--> Depositional Environment of the Kinta Limestone, Western Peninsular Malaysia

International Conference & Exhibition

Datapages, Inc.Print this page

Depositional Environment of the Kinta Limestone, Western Peninsular Malaysia

Abstract

The Kinta Limestone occurs in the western stratigraphic zone of Peninsular Malaysia, where it comprises 65 percent of the Palaeozoic section exposed in Kinta Valley. Due to the effects of contact metamorphism, few efforts have been made to define the depositional environment of the Kinta Limestone. These rocks were part of a continental block, the Sibumasu Terrane, that drifted from northwestern Gondwana in Early Paleozoic time and reached its current position adjacent to a suture zone with the Indochina Terrane in Permian time. The Kinta Limestone was deposited in a passive continental margin setting along with several siliciclastic units deposited from Ordovician through Late Permian time. Subduction of the Western Belt (Sibumasu Terrane) beneath the Central Belt, which is derived from the Indochina Terrane and marked by the Bentong-Raub suture zone, resulted in emplacement of granite intrusive beneath and east of the Kinta Limestone during Triassic through Jurassic time. The carbonate rocks are generally metamorphosed, and most of the primary sedimentary features are destroyed. This region is characterized by tower karst hills and hot springs. Careful examination of the Kinta Limestone indicates that numerous sedimentary features survived metamorphism in the northern part of Kinta Valley. In this area the unit is medium- to dark-gray, fine-grained, thinly bedded limestone with sharply defined bedding planes and preserved slump features.

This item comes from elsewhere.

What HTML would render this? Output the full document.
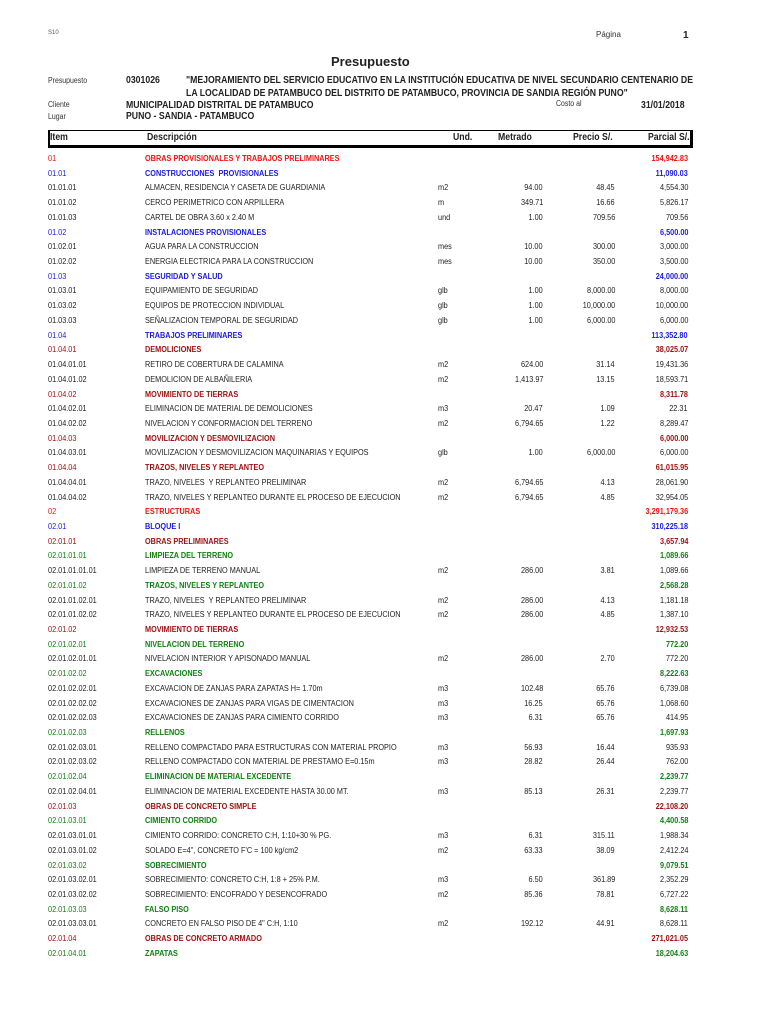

It contains few fossils, lacks benthic fossils entirely, and contains a sparse conodont fauna. The dark color suggests a high organic content. There are thin-bedded cherts interbedded with the limestone. Detrital siliciclastic debris is absent from the limestones, which have a low silica composition (SiO2<2.5 wt. %) and a generally marine minor cation composition (Mn/Sr averages 2.21 wt. %, σ = 0.44, n= 4). The texture, lack of detrital siliciclastic grains, and preserved sedimentary structures in the Kinta Limestone suggest deposition in a low energy, slope environment. The high organic content and lack of benthic fauna indicate a low oxygen setting. Therefore, the mudstone dominated Kinta Limestone with bedded cherts was likely deposited in a slope environment with considerable contribution of semipelagic and pelagic sediments.